MUMBAI: India's Jet Airways was fighting multiple crises Wednesday after grounding six planes, leaving it with only a third of its fleet flying, while pilots have threatened to walk out and a major shareholder is reportedly looking to offload its huge stake.

The problems at India's number-two carrier come as other airlines struggle to turn a profit despite the sector rapidly expanding in the country over recent years.

Jet, which employs more than 20,000 people, is gasping under debts of more than $1 billion and has now been forced to ground a total of 78 of its 119 aircraft after failing to pay lenders and aircraft lessors.

In a statement late Tuesday announcing its latest grounding, the firm it said it was "actively engaging" with lenders to secure fresh liquidity and wanted to "minimise disruption".

But with hundreds of customers left stranded, Jet's social media accounts have been flooded with often suddenly stranded passengers demanding information, new flight tickets and refunds.

"@jetairways We book our flights in advance so that we save on travel cost and you are sending cancellation (message) now?", read one irate tweet on Wednesday.

"I have sent a DM (direct message) regarding my ticket details. Please respond!", said Sachin Deshpande, according to his Twitter profile a design engineer.

Another, Ankit Maloo, wrote: "Received an email for all together cancellation of flight days before departure without any prior intimation or communication over phone!"

The firm is also facing pressure from its many pilots who have not been paid on time, with unions threatening they will walk off the job if salaries do not arrive soon.

"Pilots will stop flying jet planes from 1st April 2019 if the company does not disburse due salaries and take concrete decisions," a spokesperson for the National Aviator's Guild, a pilots union, told AFP.

India's aviation regulator on Tuesday warned Jet Airways to ensure that staffers facing stress are not forced to operate flights.

Meanwhile, Bloomberg reported that Etihad Airways of the United Arab Emirates has offered to sell its 24 percent stake in Jet to State Bank of India (SBI).
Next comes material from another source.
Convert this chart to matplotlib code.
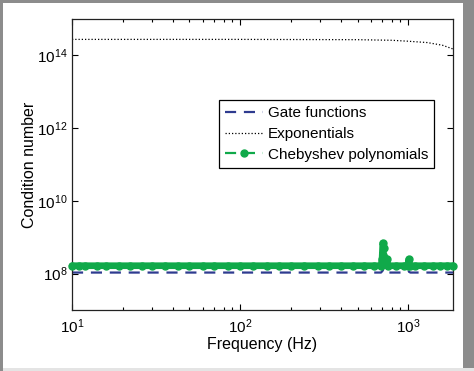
import numpy as np
import matplotlib
matplotlib.use("Agg")
import matplotlib.pyplot as plt
from matplotlib.lines import Line2D
from matplotlib.patches import Rectangle

plt.rcParams['font.family'] = ['Liberation Sans', 'DejaVu Sans']
plt.rcParams['mathtext.fontset'] = 'custom'
plt.rcParams['mathtext.rm'] = 'Liberation Sans'
plt.rcParams['mathtext.default'] = 'regular'

# values
gate_freq = [10, 690, 705, 715, 730, 760, 990, 1010, 1030, 1850]
gate_val = [1.07e8, 1.07e8, 1.2e8, 1.37e8, 1.2e8, 1.07e8, 1.07e8, 1.15e8, 1.07e8, 1.07e8]

exp_freq = [10, 100, 500, 800, 1000, 1300, 1600, 1850]
exp_val = [2.75e14, 2.75e14, 2.7e14, 2.6e14, 2.45e14, 2.25e14, 1.9e14, 1.5e14]

cheb_freq = [10, 11, 12, 14, 16, 19, 22, 26, 30, 36, 43, 50, 60, 70, 85, 100, 120,
             145, 170, 200, 240, 290, 340, 400, 470, 550, 630, 690, 700, 707, 722,
             707, 747, 760, 850, 950, 995, 1010, 1025, 1100, 1250, 1400, 1550, 1700, 1850]
cheb_val = [1.65e8] * 28 + [2.5e8, 6.9e8, 5.2e8, 3.3e8, 2.5e8, 1.65e8, 1.65e8, 1.65e8,
                            1.65e8, 2.5e8, 1.65e8, 1.65e8, 1.65e8, 1.65e8, 1.65e8, 1.65e8, 1.65e8]

gate_color = '#2e3b8f'
cheb_color = '#10a94a'
dash = (0, (5, 3.5))
dots = (0, (1, 1.6))

fig = plt.figure(figsize=(4.74, 3.71), dpi=100, facecolor='#8c8c8c')
fig.patches.append(Rectangle((3 / 474, 0), 1, 3 / 371, transform=fig.transFigure,
                             facecolor='#e4e4e4', edgecolor='none', zorder=-2))
fig.patches.append(Rectangle((3 / 474, 3 / 371), 460 / 474, 365 / 371, transform=fig.transFigure,
                             facecolor='white', edgecolor='none', zorder=-1))

ax = fig.add_axes([72 / 474, 61 / 371, 381 / 474, 291 / 371])

ax.plot(gate_freq, gate_val, color=gate_color, lw=1.6, linestyle=dash, zorder=2)
ax.plot(exp_freq, exp_val, color='black', lw=0.9, linestyle=dots, zorder=2)
ax.plot(cheb_freq, cheb_val, color=cheb_color, lw=4.8, solid_capstyle='round',
        marker='o', ms=5, zorder=3, clip_on=False)

ax.set_xscale('log')
ax.set_yscale('log')
ax.set_xlim(10, 1850)
ax.set_ylim(1e7, 1e15)
ax.set_yticks([1e8, 1e10, 1e12, 1e14])
ax.yaxis.set_minor_locator(matplotlib.ticker.NullLocator())

ax.tick_params(which='both', direction='in', top=True, right=True, labelsize=11)
ax.tick_params(axis='x', pad=5)
ax.tick_params(axis='y', pad=3)
ax.tick_params(which='major', length=4, width=0.8)
ax.tick_params(which='minor', length=2, width=0.8)
for s in ax.spines.values():
    s.set_linewidth(0.9)
    s.set_color('#222222')

ax.set_xlabel('Frequency (Hz)', fontsize=11.5, labelpad=1)
ax.set_ylabel('Condition number', fontsize=11.5, labelpad=0.5)

handles = [
    Line2D([], [], color=gate_color, lw=1.6, linestyle=dash),
    Line2D([], [], color='black', lw=0.9, linestyle=dots),
    Line2D([], [], color=cheb_color, lw=1.6, linestyle=dash, marker='o', ms=5),
]
leg = ax.legend(handles, ['Gate functions', 'Exponentials', 'Chebyshev polynomials'],
                loc='upper left', bbox_to_anchor=(0.386, 0.722), borderaxespad=0,
                fontsize=11, fancybox=False, framealpha=1, edgecolor='black',
                handlelength=2.5, handletextpad=0.3, labelspacing=0.45, numpoints=1,
                borderpad=0.4)
leg.get_frame().set_linewidth(0.9)

fig.savefig('out.png', dpi=100, facecolor=fig.get_facecolor())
A collapse would deal a blow to Prime Minister Narendra Modi's pragmatic pro-business reputation ahead of elections starting on April 11.

India's passenger numbers have rocketed six-fold over the past decade with its middle-class taking advantage of better connectivity and cheaper flights.

The country's aviation sector is projected to become the world's third-largest by 2025.

But like other carries, Mumbai-based Jet has been badly hit by fluctuating global crude prices, a weak rupee and fierce competition from budget rivals.

Alarm bells for Jet first rang in August when it failed to report its quarterly earnings or pay its staff, including pilots, on time. It then later reported a loss of $85 million.

In February, it secured a $1.19 billion bailout from lenders including SBI to bridge a funding gap, but the crisis has since deepened.

"Jet Airways is rapidly reaching a point of no return and running out of assets to keep itself afloat," Devesh Agarwal, editor of the Bangalore Aviation website, told AFP.

"The only solution is equity expansion by diluting its stakes but Jet is just trying to cut losses and running out of options," Agarwal said.

Shares in Jet Airways were down more than five percent on Wednesday.